Because unless those drivers were behind the wheel with a blindfold on, they would have been seeing the growing number of imported cars driving alongside them by the start of the 1980s.
“A lot of us are driving foreign cars, built by foreign workers,” The National‘s Fred Langan told viewers on May 12, 1980, when reporting on the tough slog the domestic auto industry was facing back then.
“And with companies such as Chrysler floundering, foreign car-makers are stepping up their efforts in the Canadian market.”
Ottawa was so concerned about Chrysler, in fact, that it provided $200 million in loan guarantees to the automaker days earlier in order to prevent its possible collapse.
“A lot of people don’t realize how close it was in terms of timing to Chrysler declaring bankruptcy. I think it would have happened in a number of days,” said Douglas Fraser, president of the United Automobile Workers union.
Chrysler had also received assistance from the U.S. government, though that support had been dependent on the events north of the border.
“After Ottawa made its commitment, the U.S. government approved $1.5 billion in loan guarantees,” the CBC’s George McLean had told viewers on The National a couple of days earlier when the Canadian aid was announced.
“The company was facing bankruptcy, perhaps by the end of this month, if the money hadn’t come through.”
In Ottawa, Industry Minister Herb Gray expressed concerns about thousands of jobs being lost if Chrysler were to go under, as well as what that would do to the broader economy.
“Chrysler Canada is our country’s seventh-largest company of any kind,” Gray said after the aid from Ottawa was announced.
“The impact of its failure on Chrysler dealers, suppliers and their employees, as well as on the entire economy, would be such that the government cannot ignore the implications for the country.”

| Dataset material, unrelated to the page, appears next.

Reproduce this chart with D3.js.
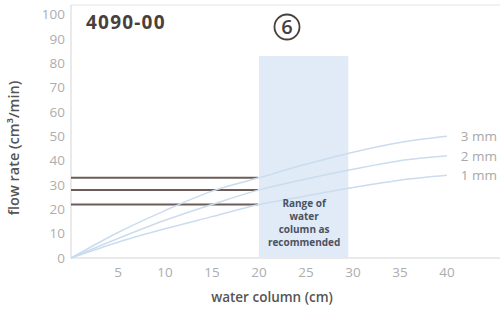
<!DOCTYPE html>
<html lang="en">
<head>
    <meta charset="UTF-8">
    <title>4090-00 flow rate</title>
    <script src="https://d3js.org/d3.v7.min.js"></script>
    <style>
        body { margin: 0; background: #fff; }
        svg { font-family: "Open Sans", sans-serif; }
        .tick-label { fill: #adadad; font-size: 13.5px; }
        .axis-title { fill: #555; font-size: 13.5px; font-weight: 600; }
        .curve { fill: none; stroke: #cbdcef; stroke-width: 1.5px; }
        .ref-line { stroke: #6c5d58; stroke-width: 2px; }
    </style>
</head>
<body>
<div id="chart"></div>
<script>
    const width = 500;
    const height = 314;

    // water column (cm)
    const waterColumn = [0, 5, 10, 15, 20, 25, 30, 35, 40];
    // flow rate (cm3/min) per orifice size
    const flow3mm = [0, 10.5, 19.5, 27.5, 33, 38.5, 43.5, 47.5, 50];
    const flow2mm = [0, 8, 15.5, 22, 28, 32.5, 36.5, 40, 42];
    const flow1mm = [0, 6.5, 12, 17, 22, 25.5, 29, 32, 34];
    const seriesNames = ["3 mm", "2 mm", "1 mm"];
    const refLevels = [33, 28, 22];
    const recommendedRange = [20, 29.5];
    const recommendedTop = 83;
    const xTicks = [5, 10, 15, 20, 25, 30, 35, 40];
    const yTicks = [0, 10, 20, 30, 40, 50, 60, 70, 80, 90, 100];

    const x = d3.scaleLinear().domain([0, 45]).range([71, 494]);
    const y = d3.scaleLinear().domain([0, 104]).range([258, 5]);

    const svg = d3.select("#chart").append("svg")
        .attr("width", width)
        .attr("height", height);

    // frame lines
    svg.append("line")
        .attr("x1", x(0)).attr("x2", width)
        .attr("y1", y(104)).attr("y2", y(104))
        .attr("stroke", "#ececec").attr("stroke-width", 1.5);
    svg.append("line")
        .attr("x1", x(0)).attr("x2", x(0))
        .attr("y1", y(104)).attr("y2", y(0))
        .attr("stroke", "#e3e3e3").attr("stroke-width", 1.5);
    svg.append("line")
        .attr("x1", x(0)).attr("x2", width)
        .attr("y1", y(0)).attr("y2", y(0))
        .attr("stroke", "#e3e3e3").attr("stroke-width", 1.5);

    // recommended band
    svg.append("rect")
        .attr("x", x(recommendedRange[0]))
        .attr("y", y(recommendedTop))
        .attr("width", x(recommendedRange[1]) - x(recommendedRange[0]))
        .attr("height", y(0) - y(recommendedTop))
        .attr("fill", "#e0ebf7");

    // y tick labels
    svg.append("g").selectAll("text")
        .data(yTicks)
        .join("text")
        .attr("class", "tick-label")
        .attr("x", 65)
        .attr("y", d => y(d))
        .attr("dy", "0.35em")
        .attr("text-anchor", "end")
        .text(d => d);

    // x tick labels
    svg.append("g").selectAll("text")
        .data(xTicks)
        .join("text")
        .attr("class", "tick-label")
        .attr("x", d => x(d))
        .attr("y", 277)
        .attr("text-anchor", "middle")
        .text(d => d);

    // reference lines at x = 0..20
    svg.append("g").selectAll("line")
        .data(refLevels)
        .join("line")
        .attr("class", "ref-line")
        .attr("x1", x(0))
        .attr("x2", x(recommendedRange[0]) - 1)
        .attr("y1", d => y(d))
        .attr("y2", d => y(d));

    // curves
    const series = [flow3mm, flow2mm, flow1mm];
    const line = d3.line()
        .x((d, i) => x(waterColumn[i]))
        .y(d => y(d))
        .curve(d3.curveMonotoneX);

    svg.append("g").selectAll("path")
        .data(series)
        .join("path")
        .attr("class", "curve")
        .attr("d", d => line(d));

    svg.append("g").selectAll("text")
        .data(series)
        .join("text")
        .attr("x", 497)
        .attr("y", d => y(d[d.length - 1]))
        .attr("dy", "0.35em")
        .attr("text-anchor", "end")
        .attr("fill", "#a8a8a8")
        .style("font-size", "13.5px")
        .text((d, i) => seriesNames[i]);

    // band label
    const bandLines = ["Range of", "water", "column as", "recommended"];
    svg.append("g").selectAll("text")
        .data(bandLines)
        .join("text")
        .attr("x", x(24.8))
        .attr("y", (d, i) => 207 + i * 13)
        .attr("text-anchor", "middle")
        .attr("fill", "#4c5262")
        .style("font-size", "10px")
        .style("font-weight", "700")
        .text(d => d);

    // title
    svg.append("text")
        .attr("x", 86)
        .attr("y", 29)
        .attr("fill", "#4a3f3d")
        .style("font-size", "19px")
        .style("font-weight", "700")
        .style("letter-spacing", "1.2px")
        .text("4090-00");

    // circled number
    svg.append("circle")
        .attr("cx", 287).attr("cy", 27).attr("r", 12.5)
        .attr("fill", "none")
        .attr("stroke", "#4a3f3d")
        .attr("stroke-width", 1.8);
    svg.append("text")
        .attr("x", 287).attr("y", 27)
        .attr("dy", "0.36em")
        .attr("text-anchor", "middle")
        .attr("fill", "#4a3f3d")
        .style("font-size", "20px")
        .style("font-weight", "600")
        .text("6");

    // axis titles
    svg.append("text")
        .attr("class", "axis-title")
        .attr("x", 272)
        .attr("y", 302)
        .attr("text-anchor", "middle")
        .text("water column (cm)");

    svg.append("text")
        .attr("class", "axis-title")
        .attr("transform", "translate(19,148) rotate(-90)")
        .attr("text-anchor", "middle")
        .style("font-size", "14.5px")
        .text("flow rate (cm³/min)");
</script>
</body>
</html>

‘The precedent has been established’
Economist William Empey suggested to The National that such a scenario would also see the domestic market cede further ground to the foreign automakers.
“In the long run, I think, the real economic risk is that a big portion of Chrysler’s market share would be taken over by imported cars,” Empey said.

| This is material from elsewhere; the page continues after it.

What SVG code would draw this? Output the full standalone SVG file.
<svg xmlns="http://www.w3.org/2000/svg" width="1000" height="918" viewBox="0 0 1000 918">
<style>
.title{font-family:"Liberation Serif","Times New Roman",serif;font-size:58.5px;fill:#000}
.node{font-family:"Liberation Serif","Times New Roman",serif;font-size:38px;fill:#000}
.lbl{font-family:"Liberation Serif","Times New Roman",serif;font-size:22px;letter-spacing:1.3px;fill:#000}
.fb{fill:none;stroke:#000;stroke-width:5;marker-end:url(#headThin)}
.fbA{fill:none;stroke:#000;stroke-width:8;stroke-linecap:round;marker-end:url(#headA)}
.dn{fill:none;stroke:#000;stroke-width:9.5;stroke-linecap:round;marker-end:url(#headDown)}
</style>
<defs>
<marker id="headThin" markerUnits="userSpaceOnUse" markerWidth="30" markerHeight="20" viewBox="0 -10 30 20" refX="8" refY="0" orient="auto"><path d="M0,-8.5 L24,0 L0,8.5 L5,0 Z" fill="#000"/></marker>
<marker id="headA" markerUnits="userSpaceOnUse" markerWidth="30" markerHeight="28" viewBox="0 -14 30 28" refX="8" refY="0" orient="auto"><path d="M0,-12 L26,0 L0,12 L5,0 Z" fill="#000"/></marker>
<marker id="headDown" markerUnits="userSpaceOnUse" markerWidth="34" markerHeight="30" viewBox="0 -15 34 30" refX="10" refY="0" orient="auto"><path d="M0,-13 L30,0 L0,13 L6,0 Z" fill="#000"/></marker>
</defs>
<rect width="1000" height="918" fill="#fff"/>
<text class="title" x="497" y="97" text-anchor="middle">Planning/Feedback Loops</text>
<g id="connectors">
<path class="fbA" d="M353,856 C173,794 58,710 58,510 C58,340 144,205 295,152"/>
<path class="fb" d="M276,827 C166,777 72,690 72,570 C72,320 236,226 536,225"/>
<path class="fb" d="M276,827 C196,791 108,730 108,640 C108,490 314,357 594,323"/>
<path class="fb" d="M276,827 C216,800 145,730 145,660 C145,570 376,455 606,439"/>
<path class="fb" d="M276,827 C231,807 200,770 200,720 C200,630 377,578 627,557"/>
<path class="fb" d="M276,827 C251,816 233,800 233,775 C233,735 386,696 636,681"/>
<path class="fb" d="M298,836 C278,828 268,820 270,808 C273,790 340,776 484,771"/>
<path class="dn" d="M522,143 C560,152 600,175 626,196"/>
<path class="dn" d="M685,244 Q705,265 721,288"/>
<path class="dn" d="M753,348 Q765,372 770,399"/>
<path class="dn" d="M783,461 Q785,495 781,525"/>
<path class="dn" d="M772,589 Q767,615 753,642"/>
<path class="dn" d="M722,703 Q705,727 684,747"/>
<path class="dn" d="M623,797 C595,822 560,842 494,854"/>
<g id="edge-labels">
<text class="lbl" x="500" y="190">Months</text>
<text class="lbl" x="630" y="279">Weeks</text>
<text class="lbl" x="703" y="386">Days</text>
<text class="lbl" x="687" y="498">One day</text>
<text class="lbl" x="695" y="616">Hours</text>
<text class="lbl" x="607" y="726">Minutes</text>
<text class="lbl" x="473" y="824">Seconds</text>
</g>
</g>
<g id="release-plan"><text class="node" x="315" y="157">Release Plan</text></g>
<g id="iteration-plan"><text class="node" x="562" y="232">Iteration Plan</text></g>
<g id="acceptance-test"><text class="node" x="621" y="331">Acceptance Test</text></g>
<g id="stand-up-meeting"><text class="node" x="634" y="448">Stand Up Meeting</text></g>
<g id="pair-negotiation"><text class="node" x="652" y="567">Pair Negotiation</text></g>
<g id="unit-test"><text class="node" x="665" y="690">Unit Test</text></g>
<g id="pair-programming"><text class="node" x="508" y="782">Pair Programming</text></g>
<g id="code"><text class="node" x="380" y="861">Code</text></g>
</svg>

“People feel uneasy when they see the government acting without explicitly stating their policies and views on this.”
Asked if he foresaw the government providing aid to other automakers, Empey said “the precedent has been established that many other corporations could go to Ottawa and ask for money in the same way.”

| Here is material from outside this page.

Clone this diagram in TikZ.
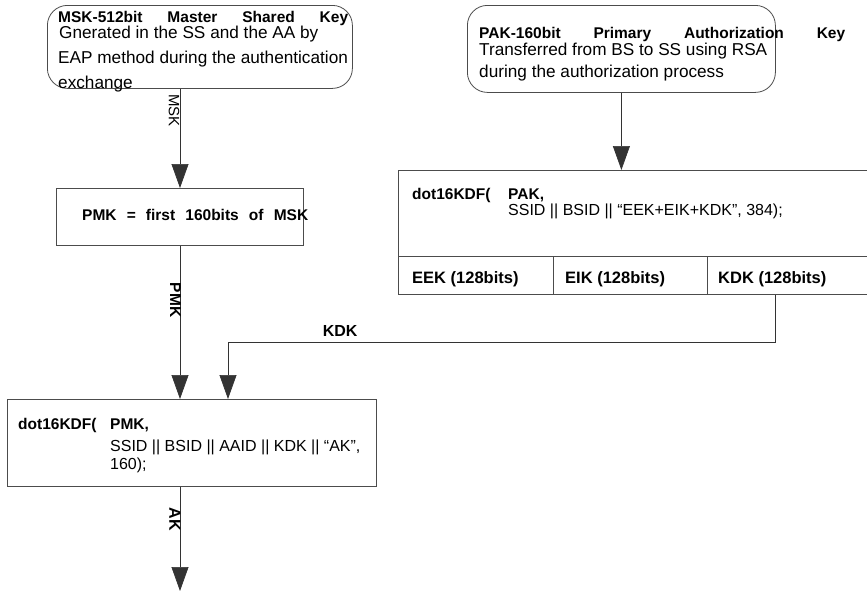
\documentclass[tikz,border=0pt]{standalone}
\usepackage{fontspec}
\setmainfont{Liberation Sans}
\usetikzlibrary{positioning}
\usetikzlibrary{arrows.meta,calc}

\tikzset{
  keybox/.style={draw=black!70, line width=0.8pt, rounded corners=20pt, anchor=north west, inner sep=0pt},
  kdfbox/.style={draw=black!70, line width=0.8pt, anchor=north west, inner sep=0pt},
  titletext/.style={anchor=base west, inner sep=0pt, font=\bfseries\fontsize{15.5}{18}\selectfont},
  bodytext/.style={anchor=base west, inner sep=0pt, font=\fontsize{17.2}{19}\selectfont},
  kdftext/.style={anchor=base west, inner sep=0pt, font=\fontsize{16}{19}\selectfont},
  flow/.style={draw=black!80, line width=0.7pt, -{Triangle[width=17pt,length=24pt]}},
  flowlabel/.style={inner sep=0pt, font=\fontsize{15}{15}\selectfont}
}

\begin{document}
\begin{tikzpicture}[x=1pt, y=-1pt]
\useasboundingbox (0,0) rectangle (867,592);

\node[keybox, minimum width=305pt, minimum height=83pt] (mskbox) at (47,5) {};
\node[titletext] (msktitle) at (58,22) {\makebox[290pt][s]{MSK-512bit Master Shared Key}};
\node[bodytext] (msklinea) at (59,38) {Gnerated in the SS and the AA by};
\node[bodytext] (msklineb) at (58,63) {EAP method during the authentication};
\node[bodytext] (msklinec) at (58,88) {exchange};

\node[keybox, minimum width=308pt, minimum height=87pt] (pakbox) at (467,5) {};
\node[titletext] (paktitle) at (479,38) {\makebox[366pt][s]{PAK-160bit Primary Authorization Key}};
\node[bodytext] (paklinea) at (479,55) {Transferred from BS to SS using RSA};
\node[bodytext] (paklineb) at (479,77) {during the authorization process};

\node[kdfbox, minimum width=247pt, minimum height=57pt] (pmkbox) at (56,188) {};
\node[titletext] (pmktext) at (82,220) {\makebox[226pt][s]{PMK = first 160bits of MSK}};

\node[kdfbox, minimum width=472pt, minimum height=86pt] (pakkdf) at (398,170) {};
\node[titletext] (pakkdfa) at (412,199) {dot16KDF(};
\node[titletext] (pakkdfb) at (508,199) {PAK,};
\node[kdftext] (pakkdfc) at (508,215) {SSID || BSID || “EEK+EIK+KDK”, 384);};

\node[kdfbox, minimum width=155pt, minimum height=38pt] (eekcell) at (398,256) {};
\node[kdfbox, minimum width=154pt, minimum height=38pt] (eikcell) at (553,256) {};
\node[kdfbox, minimum width=170pt, minimum height=38pt] (kdkcell) at (707,256) {};
\node[titletext, font=\bfseries\fontsize{16.5}{18}\selectfont] (eektext) at (412,283) {EEK (128bits)};
\node[titletext, font=\bfseries\fontsize{16.5}{18}\selectfont] (eiktext) at (565,283) {EIK (128bits)};
\node[titletext, font=\bfseries\fontsize{16.5}{18}\selectfont] (kdktext) at (718,283) {KDK (128bits)};

\node[kdfbox, minimum width=369pt, minimum height=87pt] (pmkkdf) at (7,399) {};
\node[titletext] (pmkkdfa) at (18,429) {dot16KDF(};
\node[titletext] (pmkkdfb) at (110,429) {PMK,};
\node[kdftext] (pmkkdfc) at (110,451) {SSID || BSID || AAID || KDK || “AK”,};
\node[kdftext] (pmkkdfd) at (110,469) {160);};

\coordinate (spine) at (180,0);
\coordinate (kdkbend) at (775,342);
\coordinate (kdkdrop) at (228,342);
\coordinate (akout) at (180,591);

\draw[flow] (mskbox.south -| spine) -- node[flowlabel, pos=0.22, xshift=-6pt, rotate=-90] {MSK} (pmkbox.north -| spine);
\draw[flow] (pmkbox.south -| spine) -- node[flowlabel, pos=0.354, xshift=-4.5pt, rotate=-90, font=\bfseries\fontsize{15.5}{15}\selectfont] {PMK} (pmkkdf.north -| spine);
\draw[flow] (pmkkdf.south -| spine) -- node[flowlabel, pos=0.31, xshift=-5pt, rotate=-90, font=\bfseries\fontsize{16}{16}\selectfont] {AK} (akout);
\draw[flow] (pakbox.south) -- (pakbox.south |- pakkdf.north);
\draw[flow] (kdkcell.south -| kdkbend) -- (kdkbend) -- node[flowlabel, pos=0.795, above, inner sep=5pt, font=\bfseries\fontsize{16}{16}\selectfont] {KDK} (kdkdrop) -- (pmkkdf.north -| kdkdrop);

\end{tikzpicture}
\end{document}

Langan said it was the belief in the auto industry that foreign-made cars were selling better in Canada because they tended to get better gas mileage.
“In spite of the warning given by OPEC oil rises in 1973, North American car builders virtually ignored the small-car market,” Langan said.
“Now, as they all struggle to catch up, it isn’t just Chrysler that’s in trouble,” he added, noting that General Motors and Ford were having problems of their own.
“If Ford gets in big trouble, will it, too, come begging for government aid?” asked Langan. “And after the handout to Chrysler, will governments in Washington, Ottawa and Toronto be able to turn Ford down?”
Meanwhile, Ralph Luciw, a vice-president at Honda Canada, expected the foreign automakers would have a good year and gain market share.
“We’re looking at regaining some ground that we lost last year,” he told The National.
Foreign automakers would continue to grow their share of the Canadian market and in time, they would grow their own domestic footprint, eventually manufacturing vehicles on Canadian soil.